◆ WRITTEN PROBLEM
Your task is to write out the complete listing exactly as it is shown.

-- BEGIN RECORDS FOR THIS EXERCISE --

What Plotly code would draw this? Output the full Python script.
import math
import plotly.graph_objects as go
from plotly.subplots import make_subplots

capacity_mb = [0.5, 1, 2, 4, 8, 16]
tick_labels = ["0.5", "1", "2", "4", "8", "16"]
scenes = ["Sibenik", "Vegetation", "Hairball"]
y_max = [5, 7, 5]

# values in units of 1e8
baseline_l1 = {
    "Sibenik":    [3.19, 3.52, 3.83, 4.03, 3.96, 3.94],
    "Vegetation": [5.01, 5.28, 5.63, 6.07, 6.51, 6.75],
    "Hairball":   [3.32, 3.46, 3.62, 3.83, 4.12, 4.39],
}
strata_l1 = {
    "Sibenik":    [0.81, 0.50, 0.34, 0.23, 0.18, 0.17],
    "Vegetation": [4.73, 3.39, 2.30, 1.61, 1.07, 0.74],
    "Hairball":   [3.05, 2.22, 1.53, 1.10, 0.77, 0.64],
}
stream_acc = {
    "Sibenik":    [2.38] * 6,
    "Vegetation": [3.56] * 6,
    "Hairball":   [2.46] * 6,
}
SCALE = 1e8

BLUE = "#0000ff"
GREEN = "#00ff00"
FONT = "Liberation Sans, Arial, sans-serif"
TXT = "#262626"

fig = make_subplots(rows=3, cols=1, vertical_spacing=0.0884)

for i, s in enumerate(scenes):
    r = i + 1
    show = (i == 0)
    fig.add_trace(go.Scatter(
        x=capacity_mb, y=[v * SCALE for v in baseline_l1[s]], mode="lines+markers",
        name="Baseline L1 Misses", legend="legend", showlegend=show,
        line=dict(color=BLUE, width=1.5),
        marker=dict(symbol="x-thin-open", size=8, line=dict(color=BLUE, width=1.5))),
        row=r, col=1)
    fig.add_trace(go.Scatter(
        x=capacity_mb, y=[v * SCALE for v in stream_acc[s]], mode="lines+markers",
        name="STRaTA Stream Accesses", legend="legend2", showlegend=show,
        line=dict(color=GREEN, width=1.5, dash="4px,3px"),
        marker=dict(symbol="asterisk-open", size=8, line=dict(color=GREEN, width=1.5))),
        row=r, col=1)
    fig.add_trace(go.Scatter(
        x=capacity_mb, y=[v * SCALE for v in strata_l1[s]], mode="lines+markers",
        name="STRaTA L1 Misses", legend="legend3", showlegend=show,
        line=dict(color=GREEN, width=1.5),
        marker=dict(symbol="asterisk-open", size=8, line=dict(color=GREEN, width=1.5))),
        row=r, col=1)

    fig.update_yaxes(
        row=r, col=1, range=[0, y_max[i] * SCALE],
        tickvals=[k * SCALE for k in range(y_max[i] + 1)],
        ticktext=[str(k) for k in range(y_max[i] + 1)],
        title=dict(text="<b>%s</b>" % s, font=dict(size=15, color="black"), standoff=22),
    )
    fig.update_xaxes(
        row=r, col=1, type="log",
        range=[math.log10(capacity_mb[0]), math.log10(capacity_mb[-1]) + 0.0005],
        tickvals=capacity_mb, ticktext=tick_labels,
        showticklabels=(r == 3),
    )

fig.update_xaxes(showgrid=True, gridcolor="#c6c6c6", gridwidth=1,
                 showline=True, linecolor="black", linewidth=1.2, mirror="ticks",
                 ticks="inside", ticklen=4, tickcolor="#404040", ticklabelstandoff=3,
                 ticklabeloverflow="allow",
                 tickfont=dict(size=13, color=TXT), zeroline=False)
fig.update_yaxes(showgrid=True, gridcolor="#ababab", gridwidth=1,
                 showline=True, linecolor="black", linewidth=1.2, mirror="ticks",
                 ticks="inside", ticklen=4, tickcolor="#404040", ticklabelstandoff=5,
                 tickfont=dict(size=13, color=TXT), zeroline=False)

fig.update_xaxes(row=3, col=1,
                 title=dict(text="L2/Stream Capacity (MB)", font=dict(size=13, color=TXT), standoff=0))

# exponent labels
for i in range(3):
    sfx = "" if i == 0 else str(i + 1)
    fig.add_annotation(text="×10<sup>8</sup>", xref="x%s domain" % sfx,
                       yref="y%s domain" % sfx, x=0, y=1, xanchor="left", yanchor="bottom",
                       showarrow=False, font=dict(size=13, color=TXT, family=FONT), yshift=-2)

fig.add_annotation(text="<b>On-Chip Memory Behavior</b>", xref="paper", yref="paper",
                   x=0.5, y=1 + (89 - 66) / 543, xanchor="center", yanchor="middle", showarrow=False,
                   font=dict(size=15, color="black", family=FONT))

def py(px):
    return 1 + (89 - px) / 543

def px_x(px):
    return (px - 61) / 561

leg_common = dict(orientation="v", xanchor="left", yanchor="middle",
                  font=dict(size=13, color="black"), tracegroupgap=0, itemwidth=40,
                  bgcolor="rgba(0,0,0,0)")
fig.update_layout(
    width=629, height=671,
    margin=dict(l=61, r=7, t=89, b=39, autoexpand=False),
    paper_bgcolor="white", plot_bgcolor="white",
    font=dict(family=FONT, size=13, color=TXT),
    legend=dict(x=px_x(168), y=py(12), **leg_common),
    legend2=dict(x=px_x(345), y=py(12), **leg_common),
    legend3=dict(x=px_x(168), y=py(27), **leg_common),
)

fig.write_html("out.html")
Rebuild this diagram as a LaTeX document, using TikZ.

-- END RECORDS FOR THIS EXERCISE --

◆ TASK SOLUTION
What Plotly code would draw this? Output the full Python script.
import math
import plotly.graph_objects as go
from plotly.subplots import make_subplots

capacity_mb = [0.5, 1, 2, 4, 8, 16]
tick_labels = ["0.5", "1", "2", "4", "8", "16"]
scenes = ["Sibenik", "Vegetation", "Hairball"]
y_max = [5, 7, 5]

# values in units of 1e8
baseline_l1 = {
    "Sibenik":    [3.19, 3.52, 3.83, 4.03, 3.96, 3.94],
    "Vegetation": [5.01, 5.28, 5.63, 6.07, 6.51, 6.75],
    "Hairball":   [3.32, 3.46, 3.62, 3.83, 4.12, 4.39],
}
strata_l1 = {
    "Sibenik":    [0.81, 0.50, 0.34, 0.23, 0.18, 0.17],
    "Vegetation": [4.73, 3.39, 2.30, 1.61, 1.07, 0.74],
    "Hairball":   [3.05, 2.22, 1.53, 1.10, 0.77, 0.64],
}
stream_acc = {
    "Sibenik":    [2.38] * 6,
    "Vegetation": [3.56] * 6,
    "Hairball":   [2.46] * 6,
}
SCALE = 1e8

BLUE = "#0000ff"
GREEN = "#00ff00"
FONT = "Liberation Sans, Arial, sans-serif"
TXT = "#262626"

fig = make_subplots(rows=3, cols=1, vertical_spacing=0.0884)

for i, s in enumerate(scenes):
    r = i + 1
    show = (i == 0)
    fig.add_trace(go.Scatter(
        x=capacity_mb, y=[v * SCALE for v in baseline_l1[s]], mode="lines+markers",
        name="Baseline L1 Misses", legend="legend", showlegend=show,
        line=dict(color=BLUE, width=1.5),
        marker=dict(symbol="x-thin-open", size=8, line=dict(color=BLUE, width=1.5))),
        row=r, col=1)
    fig.add_trace(go.Scatter(
        x=capacity_mb, y=[v * SCALE for v in stream_acc[s]], mode="lines+markers",
        name="STRaTA Stream Accesses", legend="legend2", showlegend=show,
        line=dict(color=GREEN, width=1.5, dash="4px,3px"),
        marker=dict(symbol="asterisk-open", size=8, line=dict(color=GREEN, width=1.5))),
        row=r, col=1)
    fig.add_trace(go.Scatter(
        x=capacity_mb, y=[v * SCALE for v in strata_l1[s]], mode="lines+markers",
        name="STRaTA L1 Misses", legend="legend3", showlegend=show,
        line=dict(color=GREEN, width=1.5),
        marker=dict(symbol="asterisk-open", size=8, line=dict(color=GREEN, width=1.5))),
        row=r, col=1)

    fig.update_yaxes(
        row=r, col=1, range=[0, y_max[i] * SCALE],
        tickvals=[k * SCALE for k in range(y_max[i] + 1)],
        ticktext=[str(k) for k in range(y_max[i] + 1)],
        title=dict(text="<b>%s</b>" % s, font=dict(size=15, color="black"), standoff=22),
    )
    fig.update_xaxes(
        row=r, col=1, type="log",
        range=[math.log10(capacity_mb[0]), math.log10(capacity_mb[-1]) + 0.0005],
        tickvals=capacity_mb, ticktext=tick_labels,
        showticklabels=(r == 3),
    )

fig.update_xaxes(showgrid=True, gridcolor="#c6c6c6", gridwidth=1,
                 showline=True, linecolor="black", linewidth=1.2, mirror="ticks",
                 ticks="inside", ticklen=4, tickcolor="#404040", ticklabelstandoff=3,
                 ticklabeloverflow="allow",
                 tickfont=dict(size=13, color=TXT), zeroline=False)
fig.update_yaxes(showgrid=True, gridcolor="#ababab", gridwidth=1,
                 showline=True, linecolor="black", linewidth=1.2, mirror="ticks",
                 ticks="inside", ticklen=4, tickcolor="#404040", ticklabelstandoff=5,
                 tickfont=dict(size=13, color=TXT), zeroline=False)

fig.update_xaxes(row=3, col=1,
                 title=dict(text="L2/Stream Capacity (MB)", font=dict(size=13, color=TXT), standoff=0))

# exponent labels
for i in range(3):
    sfx = "" if i == 0 else str(i + 1)
    fig.add_annotation(text="×10<sup>8</sup>", xref="x%s domain" % sfx,
                       yref="y%s domain" % sfx, x=0, y=1, xanchor="left", yanchor="bottom",
                       showarrow=False, font=dict(size=13, color=TXT, family=FONT), yshift=-2)

fig.add_annotation(text="<b>On-Chip Memory Behavior</b>", xref="paper", yref="paper",
                   x=0.5, y=1 + (89 - 66) / 543, xanchor="center", yanchor="middle", showarrow=False,
                   font=dict(size=15, color="black", family=FONT))

def py(px):
    return 1 + (89 - px) / 543

def px_x(px):
    return (px - 61) / 561

leg_common = dict(orientation="v", xanchor="left", yanchor="middle",
                  font=dict(size=13, color="black"), tracegroupgap=0, itemwidth=40,
                  bgcolor="rgba(0,0,0,0)")
fig.update_layout(
    width=629, height=671,
    margin=dict(l=61, r=7, t=89, b=39, autoexpand=False),
    paper_bgcolor="white", plot_bgcolor="white",
    font=dict(family=FONT, size=13, color=TXT),
    legend=dict(x=px_x(168), y=py(12), **leg_common),
    legend2=dict(x=px_x(345), y=py(12), **leg_common),
    legend3=dict(x=px_x(168), y=py(27), **leg_common),
)

fig.write_html("out.html")
Rebuild this diagram as a LaTeX document, using TikZ.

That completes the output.